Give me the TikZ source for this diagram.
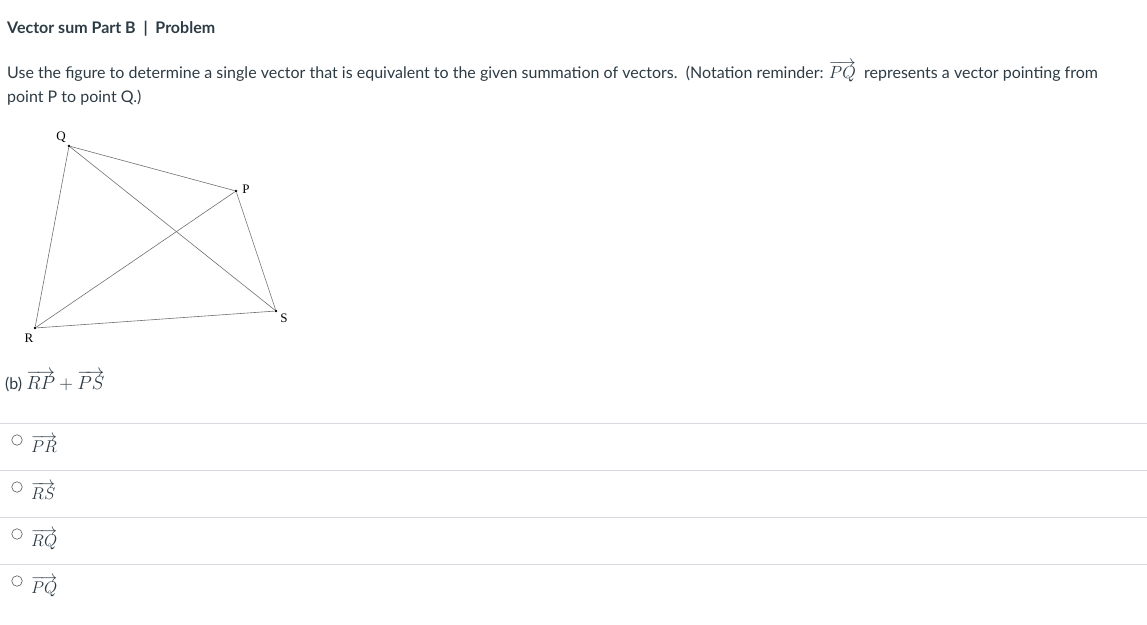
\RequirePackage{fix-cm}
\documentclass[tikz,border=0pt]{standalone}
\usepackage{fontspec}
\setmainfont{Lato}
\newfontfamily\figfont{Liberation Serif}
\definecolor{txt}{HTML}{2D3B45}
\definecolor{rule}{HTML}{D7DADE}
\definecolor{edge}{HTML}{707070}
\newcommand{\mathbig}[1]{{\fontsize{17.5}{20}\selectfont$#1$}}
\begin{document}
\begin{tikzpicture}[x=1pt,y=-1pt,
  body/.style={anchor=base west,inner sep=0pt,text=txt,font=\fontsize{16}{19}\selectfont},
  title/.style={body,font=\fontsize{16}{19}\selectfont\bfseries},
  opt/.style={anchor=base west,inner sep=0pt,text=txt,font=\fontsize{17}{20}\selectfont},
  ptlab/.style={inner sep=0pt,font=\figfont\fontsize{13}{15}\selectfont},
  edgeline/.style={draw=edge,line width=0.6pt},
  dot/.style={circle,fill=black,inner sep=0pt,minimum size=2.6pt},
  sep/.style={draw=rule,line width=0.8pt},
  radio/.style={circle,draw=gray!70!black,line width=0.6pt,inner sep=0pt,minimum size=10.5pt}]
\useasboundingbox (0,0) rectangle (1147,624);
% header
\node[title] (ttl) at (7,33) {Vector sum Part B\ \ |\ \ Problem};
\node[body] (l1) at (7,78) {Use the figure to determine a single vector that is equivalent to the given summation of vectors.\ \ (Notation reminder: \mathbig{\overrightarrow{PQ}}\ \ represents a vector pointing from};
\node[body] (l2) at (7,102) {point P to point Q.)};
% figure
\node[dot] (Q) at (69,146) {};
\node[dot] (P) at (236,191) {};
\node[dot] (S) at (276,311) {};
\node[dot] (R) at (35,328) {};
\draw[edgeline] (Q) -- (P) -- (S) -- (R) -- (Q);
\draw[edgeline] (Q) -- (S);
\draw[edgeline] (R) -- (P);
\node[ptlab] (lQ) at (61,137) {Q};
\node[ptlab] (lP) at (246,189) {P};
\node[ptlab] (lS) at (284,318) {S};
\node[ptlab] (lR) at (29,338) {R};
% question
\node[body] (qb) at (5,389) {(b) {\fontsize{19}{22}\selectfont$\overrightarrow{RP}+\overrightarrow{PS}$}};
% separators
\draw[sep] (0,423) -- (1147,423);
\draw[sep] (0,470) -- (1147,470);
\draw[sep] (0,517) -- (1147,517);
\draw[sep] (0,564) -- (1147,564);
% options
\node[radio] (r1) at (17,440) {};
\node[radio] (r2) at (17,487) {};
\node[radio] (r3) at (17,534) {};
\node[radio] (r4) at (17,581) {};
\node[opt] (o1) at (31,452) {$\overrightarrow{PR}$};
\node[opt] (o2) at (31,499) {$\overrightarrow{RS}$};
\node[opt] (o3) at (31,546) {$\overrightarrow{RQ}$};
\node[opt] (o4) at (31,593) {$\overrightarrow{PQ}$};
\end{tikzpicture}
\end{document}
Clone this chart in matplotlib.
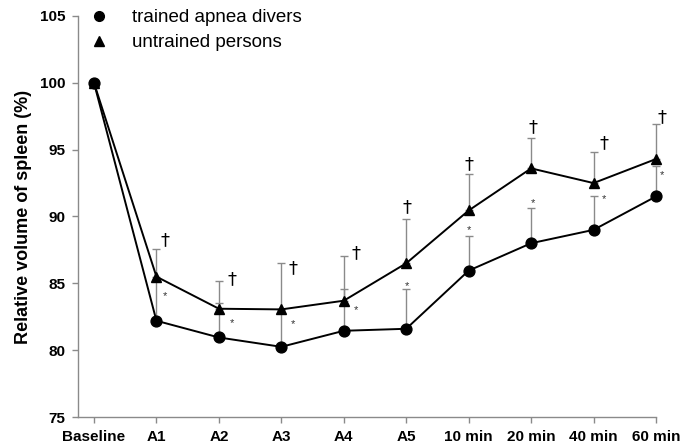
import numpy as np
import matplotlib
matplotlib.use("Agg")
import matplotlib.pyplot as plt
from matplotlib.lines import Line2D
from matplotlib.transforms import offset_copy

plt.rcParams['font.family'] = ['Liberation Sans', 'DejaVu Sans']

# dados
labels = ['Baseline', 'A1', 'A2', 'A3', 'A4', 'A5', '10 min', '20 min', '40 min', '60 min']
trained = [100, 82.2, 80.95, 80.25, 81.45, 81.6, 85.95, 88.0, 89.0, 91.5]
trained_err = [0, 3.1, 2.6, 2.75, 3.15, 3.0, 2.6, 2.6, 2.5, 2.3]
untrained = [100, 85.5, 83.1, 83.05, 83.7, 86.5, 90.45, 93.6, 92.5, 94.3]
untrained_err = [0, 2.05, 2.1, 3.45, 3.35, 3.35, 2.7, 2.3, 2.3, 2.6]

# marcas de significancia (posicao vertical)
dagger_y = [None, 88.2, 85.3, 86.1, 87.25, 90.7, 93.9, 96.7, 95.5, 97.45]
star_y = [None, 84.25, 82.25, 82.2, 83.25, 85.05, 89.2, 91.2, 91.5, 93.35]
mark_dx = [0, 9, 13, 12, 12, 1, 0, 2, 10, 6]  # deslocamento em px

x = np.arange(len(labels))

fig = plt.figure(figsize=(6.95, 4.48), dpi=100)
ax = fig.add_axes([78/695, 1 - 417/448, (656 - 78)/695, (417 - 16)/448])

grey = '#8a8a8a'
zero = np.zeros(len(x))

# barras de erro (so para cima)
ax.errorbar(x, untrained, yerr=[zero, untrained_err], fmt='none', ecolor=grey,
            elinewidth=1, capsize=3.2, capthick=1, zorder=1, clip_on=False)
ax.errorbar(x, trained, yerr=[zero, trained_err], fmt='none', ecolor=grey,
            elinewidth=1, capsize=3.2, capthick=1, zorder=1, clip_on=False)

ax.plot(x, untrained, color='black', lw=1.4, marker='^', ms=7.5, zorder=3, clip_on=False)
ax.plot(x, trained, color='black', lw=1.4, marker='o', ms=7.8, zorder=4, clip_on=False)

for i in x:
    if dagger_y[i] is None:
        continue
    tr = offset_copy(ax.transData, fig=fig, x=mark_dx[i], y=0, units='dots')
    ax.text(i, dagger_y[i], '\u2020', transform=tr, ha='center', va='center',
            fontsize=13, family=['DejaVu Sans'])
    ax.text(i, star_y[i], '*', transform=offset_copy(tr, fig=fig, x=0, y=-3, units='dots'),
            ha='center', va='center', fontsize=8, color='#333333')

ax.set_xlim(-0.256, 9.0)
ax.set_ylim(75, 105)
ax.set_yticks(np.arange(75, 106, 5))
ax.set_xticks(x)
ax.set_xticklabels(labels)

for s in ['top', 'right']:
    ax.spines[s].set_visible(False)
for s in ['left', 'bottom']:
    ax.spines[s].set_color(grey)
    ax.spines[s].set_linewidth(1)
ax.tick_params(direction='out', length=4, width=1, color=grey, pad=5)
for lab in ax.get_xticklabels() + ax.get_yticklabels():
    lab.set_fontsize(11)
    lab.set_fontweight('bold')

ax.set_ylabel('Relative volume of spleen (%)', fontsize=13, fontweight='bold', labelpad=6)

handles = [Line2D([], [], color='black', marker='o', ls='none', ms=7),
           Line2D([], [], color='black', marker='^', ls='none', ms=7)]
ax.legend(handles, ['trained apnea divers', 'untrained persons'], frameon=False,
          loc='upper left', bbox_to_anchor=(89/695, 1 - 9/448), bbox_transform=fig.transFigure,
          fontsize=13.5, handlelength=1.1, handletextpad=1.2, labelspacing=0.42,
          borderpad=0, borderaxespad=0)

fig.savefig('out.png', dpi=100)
...
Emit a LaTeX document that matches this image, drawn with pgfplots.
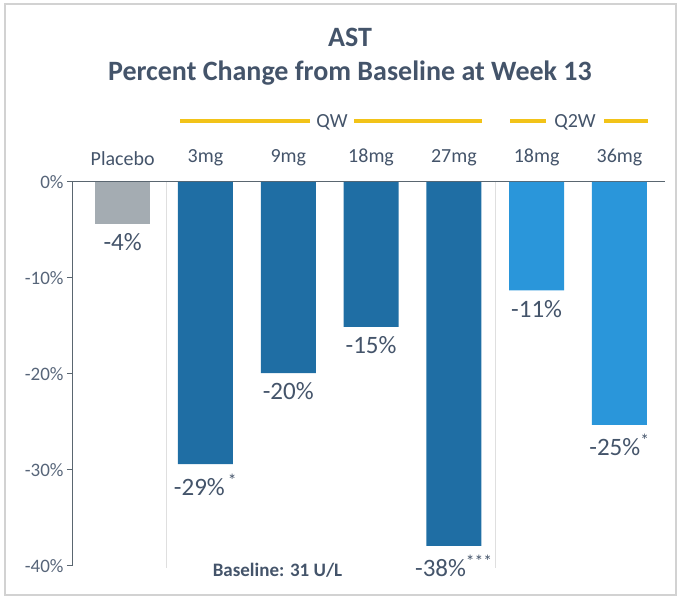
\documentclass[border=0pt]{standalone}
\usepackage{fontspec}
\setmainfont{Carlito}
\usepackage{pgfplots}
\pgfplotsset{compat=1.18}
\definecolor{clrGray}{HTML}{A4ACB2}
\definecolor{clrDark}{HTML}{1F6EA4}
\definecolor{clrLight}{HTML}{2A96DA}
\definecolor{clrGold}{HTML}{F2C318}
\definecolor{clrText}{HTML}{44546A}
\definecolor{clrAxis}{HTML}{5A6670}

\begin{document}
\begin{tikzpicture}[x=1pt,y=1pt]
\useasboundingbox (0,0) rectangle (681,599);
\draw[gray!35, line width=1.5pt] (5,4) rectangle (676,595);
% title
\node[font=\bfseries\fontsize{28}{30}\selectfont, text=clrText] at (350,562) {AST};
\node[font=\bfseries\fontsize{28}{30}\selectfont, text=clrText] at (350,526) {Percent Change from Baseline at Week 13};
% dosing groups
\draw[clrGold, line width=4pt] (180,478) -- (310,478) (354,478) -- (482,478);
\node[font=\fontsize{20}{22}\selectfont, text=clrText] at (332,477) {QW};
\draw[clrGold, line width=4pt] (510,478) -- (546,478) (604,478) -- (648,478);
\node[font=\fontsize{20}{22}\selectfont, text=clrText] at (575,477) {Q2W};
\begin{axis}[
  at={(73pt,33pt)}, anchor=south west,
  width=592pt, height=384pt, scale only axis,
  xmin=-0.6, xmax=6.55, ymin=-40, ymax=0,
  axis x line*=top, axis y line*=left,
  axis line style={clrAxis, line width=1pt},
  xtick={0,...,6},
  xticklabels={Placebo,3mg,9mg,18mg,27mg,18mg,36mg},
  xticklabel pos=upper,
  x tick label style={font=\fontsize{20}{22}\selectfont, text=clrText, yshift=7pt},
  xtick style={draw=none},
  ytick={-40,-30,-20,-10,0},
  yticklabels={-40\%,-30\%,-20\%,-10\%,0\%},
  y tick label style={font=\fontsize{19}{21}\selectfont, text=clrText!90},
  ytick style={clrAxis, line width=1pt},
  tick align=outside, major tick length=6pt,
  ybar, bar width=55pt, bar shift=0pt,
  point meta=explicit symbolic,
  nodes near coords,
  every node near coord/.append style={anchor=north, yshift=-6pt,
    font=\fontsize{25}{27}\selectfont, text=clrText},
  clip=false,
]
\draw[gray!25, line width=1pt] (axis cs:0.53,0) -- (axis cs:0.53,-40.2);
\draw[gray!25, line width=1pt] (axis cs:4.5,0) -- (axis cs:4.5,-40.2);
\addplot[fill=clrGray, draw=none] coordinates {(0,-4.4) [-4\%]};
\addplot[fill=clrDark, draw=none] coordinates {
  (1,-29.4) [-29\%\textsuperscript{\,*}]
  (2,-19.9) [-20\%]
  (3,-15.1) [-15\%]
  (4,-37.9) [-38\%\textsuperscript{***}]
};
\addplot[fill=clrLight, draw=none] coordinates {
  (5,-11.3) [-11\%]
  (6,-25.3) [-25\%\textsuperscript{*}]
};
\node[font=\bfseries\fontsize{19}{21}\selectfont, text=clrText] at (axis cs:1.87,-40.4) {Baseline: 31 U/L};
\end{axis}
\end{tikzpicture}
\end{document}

**Problem to solve:** Word for word, restate the lines beginning with the one that has "Clone this chart in matplotlib." and ending with the one that has "2.3, 2.3, 2.6]". Keep both ends and skip any pictures.

**Task result:**
Clone this chart in matplotlib.
import numpy as np
import matplotlib
matplotlib.use("Agg")
import matplotlib.pyplot as plt
from matplotlib.lines import Line2D
from matplotlib.transforms import offset_copy

plt.rcParams['font.family'] = ['Liberation Sans', 'DejaVu Sans']

# dados
labels = ['Baseline', 'A1', 'A2', 'A3', 'A4', 'A5', '10 min', '20 min', '40 min', '60 min']
trained = [100, 82.2, 80.95, 80.25, 81.45, 81.6, 85.95, 88.0, 89.0, 91.5]
trained_err = [0, 3.1, 2.6, 2.75, 3.15, 3.0, 2.6, 2.6, 2.5, 2.3]
untrained = [100, 85.5, 83.1, 83.05, 83.7, 86.5, 90.45, 93.6, 92.5, 94.3]
untrained_err = [0, 2.05, 2.1, 3.45, 3.35, 3.35, 2.7, 2.3, 2.3, 2.6]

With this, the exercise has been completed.